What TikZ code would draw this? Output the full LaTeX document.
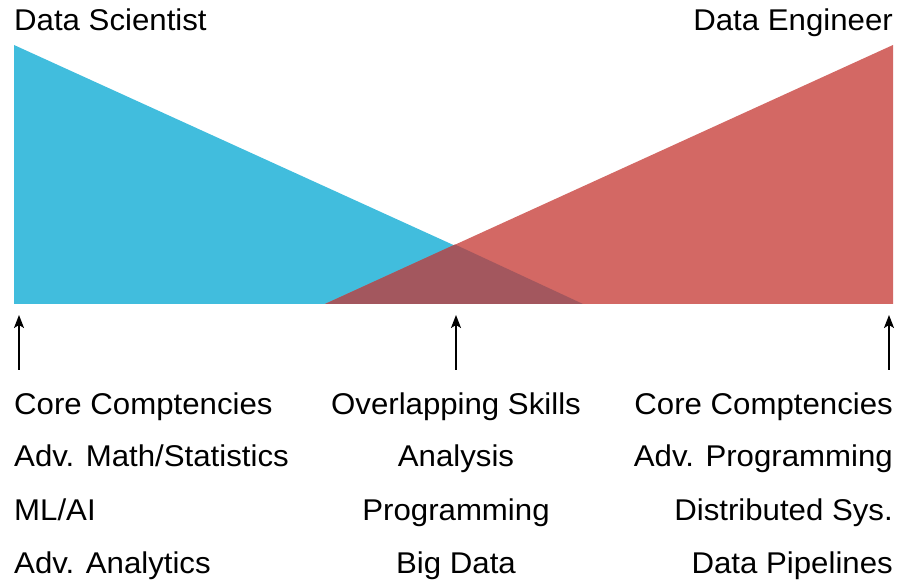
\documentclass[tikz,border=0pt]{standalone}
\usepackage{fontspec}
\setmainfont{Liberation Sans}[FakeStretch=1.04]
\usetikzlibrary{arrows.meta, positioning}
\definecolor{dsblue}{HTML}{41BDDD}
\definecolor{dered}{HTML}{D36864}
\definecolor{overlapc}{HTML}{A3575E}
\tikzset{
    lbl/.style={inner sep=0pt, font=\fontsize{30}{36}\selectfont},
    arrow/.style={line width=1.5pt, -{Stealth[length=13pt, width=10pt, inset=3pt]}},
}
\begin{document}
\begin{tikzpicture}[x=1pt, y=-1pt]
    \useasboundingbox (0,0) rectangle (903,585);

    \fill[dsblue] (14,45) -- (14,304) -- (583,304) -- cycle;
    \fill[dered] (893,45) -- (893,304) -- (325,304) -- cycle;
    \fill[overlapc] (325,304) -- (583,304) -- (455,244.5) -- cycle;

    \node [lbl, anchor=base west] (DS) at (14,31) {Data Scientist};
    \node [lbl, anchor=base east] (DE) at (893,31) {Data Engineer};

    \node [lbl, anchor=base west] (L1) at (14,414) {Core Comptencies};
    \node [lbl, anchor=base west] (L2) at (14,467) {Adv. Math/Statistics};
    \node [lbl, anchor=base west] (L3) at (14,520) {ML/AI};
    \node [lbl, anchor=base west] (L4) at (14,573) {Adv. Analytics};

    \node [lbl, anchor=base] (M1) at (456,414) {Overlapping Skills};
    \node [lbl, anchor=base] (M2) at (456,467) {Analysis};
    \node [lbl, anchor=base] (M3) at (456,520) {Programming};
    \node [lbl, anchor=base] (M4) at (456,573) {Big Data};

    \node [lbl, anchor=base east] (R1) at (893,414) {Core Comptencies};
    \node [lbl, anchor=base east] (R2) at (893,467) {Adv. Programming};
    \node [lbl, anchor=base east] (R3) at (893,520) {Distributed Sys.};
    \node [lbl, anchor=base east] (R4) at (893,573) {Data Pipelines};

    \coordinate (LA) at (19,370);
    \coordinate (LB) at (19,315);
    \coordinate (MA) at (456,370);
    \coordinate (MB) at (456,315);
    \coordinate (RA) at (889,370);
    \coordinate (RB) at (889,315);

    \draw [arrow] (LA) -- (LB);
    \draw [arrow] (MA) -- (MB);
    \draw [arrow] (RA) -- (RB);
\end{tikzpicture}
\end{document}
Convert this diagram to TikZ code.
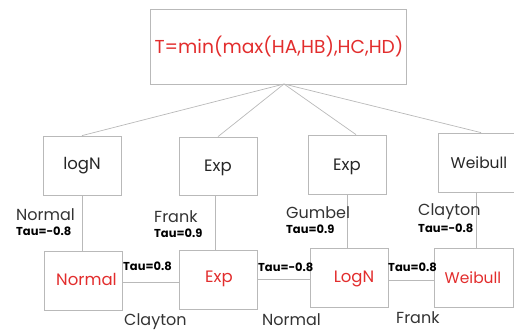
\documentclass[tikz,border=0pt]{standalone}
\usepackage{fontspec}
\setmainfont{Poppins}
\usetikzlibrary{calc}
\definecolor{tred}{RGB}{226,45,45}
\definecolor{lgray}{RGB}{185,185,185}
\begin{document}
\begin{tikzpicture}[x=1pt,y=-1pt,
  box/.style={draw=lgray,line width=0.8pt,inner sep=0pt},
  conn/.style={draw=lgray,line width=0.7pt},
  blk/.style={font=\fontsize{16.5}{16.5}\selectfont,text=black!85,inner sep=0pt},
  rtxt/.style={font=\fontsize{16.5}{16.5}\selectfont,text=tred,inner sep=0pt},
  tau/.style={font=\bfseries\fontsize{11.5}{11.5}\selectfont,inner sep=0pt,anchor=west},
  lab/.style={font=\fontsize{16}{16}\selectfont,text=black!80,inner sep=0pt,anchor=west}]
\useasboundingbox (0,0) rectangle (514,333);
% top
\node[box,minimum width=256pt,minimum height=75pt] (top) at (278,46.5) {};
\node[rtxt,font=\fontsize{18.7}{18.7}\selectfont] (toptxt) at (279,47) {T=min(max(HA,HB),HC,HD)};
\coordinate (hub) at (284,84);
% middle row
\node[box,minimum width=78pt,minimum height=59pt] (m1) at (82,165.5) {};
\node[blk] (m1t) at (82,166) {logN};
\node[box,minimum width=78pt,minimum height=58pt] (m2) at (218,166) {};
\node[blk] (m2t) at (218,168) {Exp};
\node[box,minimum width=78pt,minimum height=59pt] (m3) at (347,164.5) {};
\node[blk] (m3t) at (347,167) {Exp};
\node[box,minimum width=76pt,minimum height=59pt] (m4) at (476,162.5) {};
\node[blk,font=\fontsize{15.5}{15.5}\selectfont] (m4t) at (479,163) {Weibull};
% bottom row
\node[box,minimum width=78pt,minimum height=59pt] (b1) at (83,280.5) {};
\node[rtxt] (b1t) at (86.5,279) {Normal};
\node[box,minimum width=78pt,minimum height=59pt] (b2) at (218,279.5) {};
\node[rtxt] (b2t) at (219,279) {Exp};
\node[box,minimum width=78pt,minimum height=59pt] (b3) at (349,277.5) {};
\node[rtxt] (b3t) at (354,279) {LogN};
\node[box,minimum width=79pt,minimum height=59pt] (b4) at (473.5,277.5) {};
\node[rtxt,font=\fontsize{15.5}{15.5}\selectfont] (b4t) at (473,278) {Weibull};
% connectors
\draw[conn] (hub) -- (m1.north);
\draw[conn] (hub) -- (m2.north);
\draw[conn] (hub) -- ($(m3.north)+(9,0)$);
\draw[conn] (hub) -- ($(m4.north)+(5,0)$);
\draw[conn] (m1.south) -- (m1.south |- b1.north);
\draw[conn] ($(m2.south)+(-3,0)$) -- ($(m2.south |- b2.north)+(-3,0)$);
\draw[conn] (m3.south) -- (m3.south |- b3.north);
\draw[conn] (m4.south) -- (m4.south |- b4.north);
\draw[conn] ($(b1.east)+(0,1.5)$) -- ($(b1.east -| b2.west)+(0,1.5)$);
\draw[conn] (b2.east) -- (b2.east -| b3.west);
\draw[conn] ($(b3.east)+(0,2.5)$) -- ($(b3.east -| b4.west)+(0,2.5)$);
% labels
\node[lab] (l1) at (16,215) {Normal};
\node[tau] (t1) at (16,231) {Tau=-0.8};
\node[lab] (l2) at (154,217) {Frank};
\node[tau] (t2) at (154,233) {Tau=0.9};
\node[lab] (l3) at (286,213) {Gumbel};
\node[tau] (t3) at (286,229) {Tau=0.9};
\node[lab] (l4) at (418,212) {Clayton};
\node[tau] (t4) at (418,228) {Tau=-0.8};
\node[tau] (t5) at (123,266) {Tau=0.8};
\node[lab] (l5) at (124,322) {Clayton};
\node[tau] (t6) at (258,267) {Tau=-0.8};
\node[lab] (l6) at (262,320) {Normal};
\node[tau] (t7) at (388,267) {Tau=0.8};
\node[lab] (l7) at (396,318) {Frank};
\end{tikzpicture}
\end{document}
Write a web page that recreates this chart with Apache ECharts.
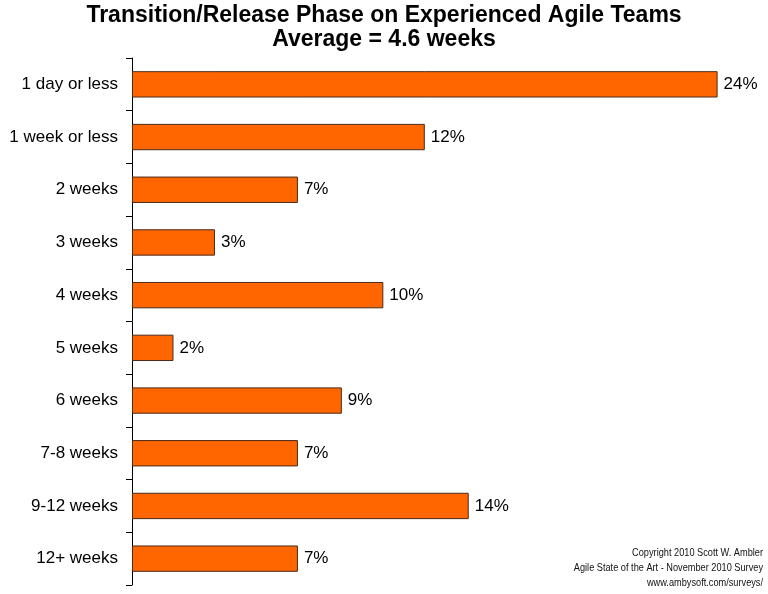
▬▬▬
Each line above is to be copied verbatim. Drop any image from the copy.

What TikZ code would draw this? Output the full LaTeX document.
\documentclass[tikz,border=0pt]{standalone}
\usepackage{fontspec}
\setmainfont{Liberation Sans}[FakeStretch=1.04]
\usetikzlibrary{arrows.meta, positioning}
\definecolor{dsblue}{HTML}{41BDDD}
\definecolor{dered}{HTML}{D36864}
\definecolor{overlapc}{HTML}{A3575E}
\tikzset{
    lbl/.style={inner sep=0pt, font=\fontsize{30}{36}\selectfont},
    arrow/.style={line width=1.5pt, -{Stealth[length=13pt, width=10pt, inset=3pt]}},
}
\begin{document}
\begin{tikzpicture}[x=1pt, y=-1pt]
    \useasboundingbox (0,0) rectangle (903,585);

    \fill[dsblue] (14,45) -- (14,304) -- (583,304) -- cycle;
    \fill[dered] (893,45) -- (893,304) -- (325,304) -- cycle;
    \fill[overlapc] (325,304) -- (583,304) -- (455,244.5) -- cycle;

    \node [lbl, anchor=base west] (DS) at (14,31) {Data Scientist};
    \node [lbl, anchor=base east] (DE) at (893,31) {Data Engineer};

    \node [lbl, anchor=base west] (L1) at (14,414) {Core Comptencies};
    \node [lbl, anchor=base west] (L2) at (14,467) {Adv. Math/Statistics};
    \node [lbl, anchor=base west] (L3) at (14,520) {ML/AI};
    \node [lbl, anchor=base west] (L4) at (14,573) {Adv. Analytics};

    \node [lbl, anchor=base] (M1) at (456,414) {Overlapping Skills};
    \node [lbl, anchor=base] (M2) at (456,467) {Analysis};
    \node [lbl, anchor=base] (M3) at (456,520) {Programming};
    \node [lbl, anchor=base] (M4) at (456,573) {Big Data};

    \node [lbl, anchor=base east] (R1) at (893,414) {Core Comptencies};
    \node [lbl, anchor=base east] (R2) at (893,467) {Adv. Programming};
    \node [lbl, anchor=base east] (R3) at (893,520) {Distributed Sys.};
    \node [lbl, anchor=base east] (R4) at (893,573) {Data Pipelines};

    \coordinate (LA) at (19,370);
    \coordinate (LB) at (19,315);
    \coordinate (MA) at (456,370);
    \coordinate (MB) at (456,315);
    \coordinate (RA) at (889,370);
    \coordinate (RB) at (889,315);

    \draw [arrow] (LA) -- (LB);
    \draw [arrow] (MA) -- (MB);
    \draw [arrow] (RA) -- (RB);
\end{tikzpicture}
\end{document}
Convert this diagram to TikZ code.
\documentclass[tikz,border=0pt]{standalone}
\usepackage{fontspec}
\setmainfont{Poppins}
\usetikzlibrary{calc}
\definecolor{tred}{RGB}{226,45,45}
\definecolor{lgray}{RGB}{185,185,185}
\begin{document}
\begin{tikzpicture}[x=1pt,y=-1pt,
  box/.style={draw=lgray,line width=0.8pt,inner sep=0pt},
  conn/.style={draw=lgray,line width=0.7pt},
  blk/.style={font=\fontsize{16.5}{16.5}\selectfont,text=black!85,inner sep=0pt},
  rtxt/.style={font=\fontsize{16.5}{16.5}\selectfont,text=tred,inner sep=0pt},
  tau/.style={font=\bfseries\fontsize{11.5}{11.5}\selectfont,inner sep=0pt,anchor=west},
  lab/.style={font=\fontsize{16}{16}\selectfont,text=black!80,inner sep=0pt,anchor=west}]
\useasboundingbox (0,0) rectangle (514,333);
% top
\node[box,minimum width=256pt,minimum height=75pt] (top) at (278,46.5) {};
\node[rtxt,font=\fontsize{18.7}{18.7}\selectfont] (toptxt) at (279,47) {T=min(max(HA,HB),HC,HD)};
\coordinate (hub) at (284,84);
% middle row
\node[box,minimum width=78pt,minimum height=59pt] (m1) at (82,165.5) {};
\node[blk] (m1t) at (82,166) {logN};
\node[box,minimum width=78pt,minimum height=58pt] (m2) at (218,166) {};
\node[blk] (m2t) at (218,168) {Exp};
\node[box,minimum width=78pt,minimum height=59pt] (m3) at (347,164.5) {};
\node[blk] (m3t) at (347,167) {Exp};
\node[box,minimum width=76pt,minimum height=59pt] (m4) at (476,162.5) {};
\node[blk,font=\fontsize{15.5}{15.5}\selectfont] (m4t) at (479,163) {Weibull};
% bottom row
\node[box,minimum width=78pt,minimum height=59pt] (b1) at (83,280.5) {};
\node[rtxt] (b1t) at (86.5,279) {Normal};
\node[box,minimum width=78pt,minimum height=59pt] (b2) at (218,279.5) {};
\node[rtxt] (b2t) at (219,279) {Exp};
\node[box,minimum width=78pt,minimum height=59pt] (b3) at (349,277.5) {};
\node[rtxt] (b3t) at (354,279) {LogN};
\node[box,minimum width=79pt,minimum height=59pt] (b4) at (473.5,277.5) {};
\node[rtxt,font=\fontsize{15.5}{15.5}\selectfont] (b4t) at (473,278) {Weibull};
% connectors
\draw[conn] (hub) -- (m1.north);
\draw[conn] (hub) -- (m2.north);
\draw[conn] (hub) -- ($(m3.north)+(9,0)$);
\draw[conn] (hub) -- ($(m4.north)+(5,0)$);
\draw[conn] (m1.south) -- (m1.south |- b1.north);
\draw[conn] ($(m2.south)+(-3,0)$) -- ($(m2.south |- b2.north)+(-3,0)$);
\draw[conn] (m3.south) -- (m3.south |- b3.north);
\draw[conn] (m4.south) -- (m4.south |- b4.north);
\draw[conn] ($(b1.east)+(0,1.5)$) -- ($(b1.east -| b2.west)+(0,1.5)$);
\draw[conn] (b2.east) -- (b2.east -| b3.west);
\draw[conn] ($(b3.east)+(0,2.5)$) -- ($(b3.east -| b4.west)+(0,2.5)$);
% labels
\node[lab] (l1) at (16,215) {Normal};
\node[tau] (t1) at (16,231) {Tau=-0.8};
\node[lab] (l2) at (154,217) {Frank};
\node[tau] (t2) at (154,233) {Tau=0.9};
\node[lab] (l3) at (286,213) {Gumbel};
\node[tau] (t3) at (286,229) {Tau=0.9};
\node[lab] (l4) at (418,212) {Clayton};
\node[tau] (t4) at (418,228) {Tau=-0.8};
\node[tau] (t5) at (123,266) {Tau=0.8};
\node[lab] (l5) at (124,322) {Clayton};
\node[tau] (t6) at (258,267) {Tau=-0.8};
\node[lab] (l6) at (262,320) {Normal};
\node[tau] (t7) at (388,267) {Tau=0.8};
\node[lab] (l7) at (396,318) {Frank};
\end{tikzpicture}
\end{document}
Write a web page that recreates this chart with Apache ECharts.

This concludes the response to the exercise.